Introduction
Natural Language Processing (NLP) has become an indispensable tool in cybersecurity, applied to tasks ranging from parsing unstructured log data to extracting threat intelligence from reports and triaging vulnerability disclosures. The explosion of text-based security data—logs, alerts, threat reports, CVE descriptions, dark web forums—makes NLP a natural fit for automating analysis that would otherwise require armies of analysts.
This section explores four key applications of NLP in security operations: automated log analysis, threat intelligence extraction, vulnerability triage, and conversational security assistants.
Log Analysis with NLP
Security logs are semi-structured text that follows patterns but includes enough variability to make rigid parsing fragile. Traditional log analysis relies on regular expressions and predefined parsers that break when log formats change or new log sources are added. NLP approaches treat log lines as natural language sequences, learning to parse and classify them adaptively.

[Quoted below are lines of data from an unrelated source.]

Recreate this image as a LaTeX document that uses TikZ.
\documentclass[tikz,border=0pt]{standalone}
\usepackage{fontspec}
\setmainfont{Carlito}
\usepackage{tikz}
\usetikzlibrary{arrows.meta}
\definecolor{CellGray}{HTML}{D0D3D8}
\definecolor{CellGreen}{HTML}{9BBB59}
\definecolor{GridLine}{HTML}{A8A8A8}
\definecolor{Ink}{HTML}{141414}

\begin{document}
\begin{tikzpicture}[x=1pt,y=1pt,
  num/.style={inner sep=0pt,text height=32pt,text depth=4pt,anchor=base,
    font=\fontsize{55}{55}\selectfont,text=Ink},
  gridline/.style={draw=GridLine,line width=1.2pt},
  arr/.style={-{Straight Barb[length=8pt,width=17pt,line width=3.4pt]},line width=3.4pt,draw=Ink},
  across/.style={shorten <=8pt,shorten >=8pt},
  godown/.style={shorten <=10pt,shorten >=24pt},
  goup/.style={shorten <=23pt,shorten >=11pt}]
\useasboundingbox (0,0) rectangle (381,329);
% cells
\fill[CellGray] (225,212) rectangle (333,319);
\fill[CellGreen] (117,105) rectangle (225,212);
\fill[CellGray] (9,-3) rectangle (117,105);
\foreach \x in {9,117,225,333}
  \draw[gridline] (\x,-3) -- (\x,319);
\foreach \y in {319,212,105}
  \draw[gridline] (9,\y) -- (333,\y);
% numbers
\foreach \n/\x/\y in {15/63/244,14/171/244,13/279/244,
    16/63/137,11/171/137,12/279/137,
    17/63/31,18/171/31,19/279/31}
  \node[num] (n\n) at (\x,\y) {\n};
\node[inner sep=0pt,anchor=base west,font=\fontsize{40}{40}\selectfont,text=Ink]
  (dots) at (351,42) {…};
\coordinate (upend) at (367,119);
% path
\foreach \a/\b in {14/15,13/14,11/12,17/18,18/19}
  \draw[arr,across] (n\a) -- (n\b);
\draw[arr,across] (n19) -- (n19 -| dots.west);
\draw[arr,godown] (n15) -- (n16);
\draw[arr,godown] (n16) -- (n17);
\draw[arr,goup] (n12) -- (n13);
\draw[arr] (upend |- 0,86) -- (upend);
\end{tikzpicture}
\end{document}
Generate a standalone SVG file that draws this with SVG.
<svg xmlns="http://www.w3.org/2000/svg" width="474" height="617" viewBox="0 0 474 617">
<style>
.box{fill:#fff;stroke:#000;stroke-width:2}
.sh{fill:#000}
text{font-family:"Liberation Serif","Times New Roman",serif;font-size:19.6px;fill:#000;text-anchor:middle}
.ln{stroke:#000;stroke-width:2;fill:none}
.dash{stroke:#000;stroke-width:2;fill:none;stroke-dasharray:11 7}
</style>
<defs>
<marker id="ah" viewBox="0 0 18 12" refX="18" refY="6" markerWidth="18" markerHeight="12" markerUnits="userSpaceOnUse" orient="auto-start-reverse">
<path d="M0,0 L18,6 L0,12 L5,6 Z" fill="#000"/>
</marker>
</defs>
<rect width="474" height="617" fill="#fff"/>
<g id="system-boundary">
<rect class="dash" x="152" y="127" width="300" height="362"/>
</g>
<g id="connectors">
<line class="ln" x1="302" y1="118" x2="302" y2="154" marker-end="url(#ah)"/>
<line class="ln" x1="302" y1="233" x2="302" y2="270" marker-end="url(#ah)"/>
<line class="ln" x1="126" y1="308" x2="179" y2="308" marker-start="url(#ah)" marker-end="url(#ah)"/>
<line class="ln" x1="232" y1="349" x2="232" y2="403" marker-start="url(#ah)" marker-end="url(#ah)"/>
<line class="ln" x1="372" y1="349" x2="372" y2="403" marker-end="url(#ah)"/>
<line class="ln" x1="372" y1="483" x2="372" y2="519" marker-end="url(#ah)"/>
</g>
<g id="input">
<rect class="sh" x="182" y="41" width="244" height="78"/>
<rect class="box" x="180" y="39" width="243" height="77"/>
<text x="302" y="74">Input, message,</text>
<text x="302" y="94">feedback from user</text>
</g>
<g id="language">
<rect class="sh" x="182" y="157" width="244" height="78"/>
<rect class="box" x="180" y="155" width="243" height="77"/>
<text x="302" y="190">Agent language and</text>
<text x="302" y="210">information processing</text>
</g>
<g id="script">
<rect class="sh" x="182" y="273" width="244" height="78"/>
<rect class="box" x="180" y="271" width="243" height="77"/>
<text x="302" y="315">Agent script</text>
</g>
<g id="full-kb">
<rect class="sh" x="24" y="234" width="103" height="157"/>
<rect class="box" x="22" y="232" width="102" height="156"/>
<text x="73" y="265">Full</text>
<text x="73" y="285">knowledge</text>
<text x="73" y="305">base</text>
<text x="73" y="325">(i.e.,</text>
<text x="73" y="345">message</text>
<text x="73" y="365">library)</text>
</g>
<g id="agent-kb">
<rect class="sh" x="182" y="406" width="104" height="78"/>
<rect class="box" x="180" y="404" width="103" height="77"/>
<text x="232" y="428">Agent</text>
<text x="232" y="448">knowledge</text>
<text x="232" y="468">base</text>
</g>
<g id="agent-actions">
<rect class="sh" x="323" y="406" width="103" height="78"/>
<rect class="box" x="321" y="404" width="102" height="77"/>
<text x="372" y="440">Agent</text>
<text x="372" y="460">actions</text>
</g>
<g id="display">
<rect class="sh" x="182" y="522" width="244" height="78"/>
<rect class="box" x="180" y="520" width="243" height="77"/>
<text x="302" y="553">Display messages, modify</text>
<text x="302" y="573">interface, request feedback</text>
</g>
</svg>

Log template mining algorithms like Drain, LenMa, and Spell automatically discover the structure of log messages by identifying fixed templates and variable parameters. Once templates are identified, anomaly detection can operate on the sequence of log templates rather than raw text, dramatically reducing dimensionality while preserving semantic meaning.
Transformer-based models like LogBERT pre-train on large log corpora using masked log message prediction, learning representations that capture the semantic relationships between log events. Fine-tuned on labeled anomaly data, these models achieve state-of-the-art anomaly detection on standard log benchmarks.
- Drain: Fixed-depth tree-based online log parsing with O(n) complexity
- LogBERT: BERT pre-trained on log data for anomaly detection and classification
- DeepLog: LSTM-based model that predicts next log event and flags unexpected sequences
- Log clustering: TF-IDF and sentence embeddings for grouping related log events
Threat Intelligence Extraction
Threat intelligence reports from vendors, CERTs, and security researchers contain critical information about indicators of compromise (IOCs), attack techniques, and threat actor behavior. Manually extracting this intelligence is time-consuming and error-prone. NLP automates the extraction process using Named Entity Recognition (NER) models trained on security-specific entity types.
Security NER models recognize entities such as malware names, threat actor groups, IP addresses, domain names, file hashes, CVE identifiers, and MITRE ATT&CK technique IDs within unstructured text. Relation extraction models then identify relationships between these entities—which threat actor uses which malware, which CVEs are exploited in which campaigns.
Real-World Impact: Automated threat intelligence extraction can process thousands of reports in minutes, building structured knowledge graphs that connect threat actors, malware families, vulnerabilities, and attack techniques. This enables proactive defense by identifying threats relevant to an organization's specific technology stack and industry.
CVE Triage with BERT
The National Vulnerability Database (NVD) publishes over 25,000 new CVEs annually, and security teams must quickly determine which vulnerabilities are relevant to their environment and likely to be exploited. BERT-based models trained on CVE descriptions can automate this triage process by predicting exploitability, severity, and relevance.
Fine-tuned BERT models can predict CVSS scores from CVE descriptions with high accuracy, prioritize vulnerabilities likely to have public exploits within 30 days, and classify CVEs by affected technology categories. These predictions complement the EPSS (Exploit Prediction Scoring System) by providing additional context derived from the textual description.
Multi-task learning approaches train a single model to simultaneously predict severity, exploitability, and affected components, leveraging shared representations to improve accuracy across all tasks. This approach is particularly valuable for newly published CVEs where CVSS scores and EPSS predictions may not yet be available.
- Fine-tune BERT on historical CVE descriptions with labeled severity and exploitability data
- Use the model to score newly published CVEs within minutes of disclosure
- Cross-reference predictions with the organization's asset inventory for relevance filtering
- Feed prioritized CVEs into the vulnerability management workflow for patch scheduling
Security Chatbots and Assistants
Large language models have enabled a new generation of security assistants that can help analysts with investigation, documentation, and decision-making. Microsoft Security Copilot, Google Chronicle AI, and open-source alternatives provide natural language interfaces to security tools and data.
These assistants can translate natural language questions into KQL or SPL queries, summarize incident timelines from raw log data, explain malware behavior reports in plain language, and draft incident response documentation. They serve as force multipliers for security teams, enabling junior analysts to perform tasks that previously required years of experience.
The key challenge for security chatbots is accuracy. Incorrect advice or hallucinated IOCs can lead analysts down wrong paths, wasting precious investigation time. Retrieval-Augmented Generation (RAG) architectures that ground LLM responses in verified security data sources help mitigate this risk by ensuring responses are based on factual, up-to-date intelligence.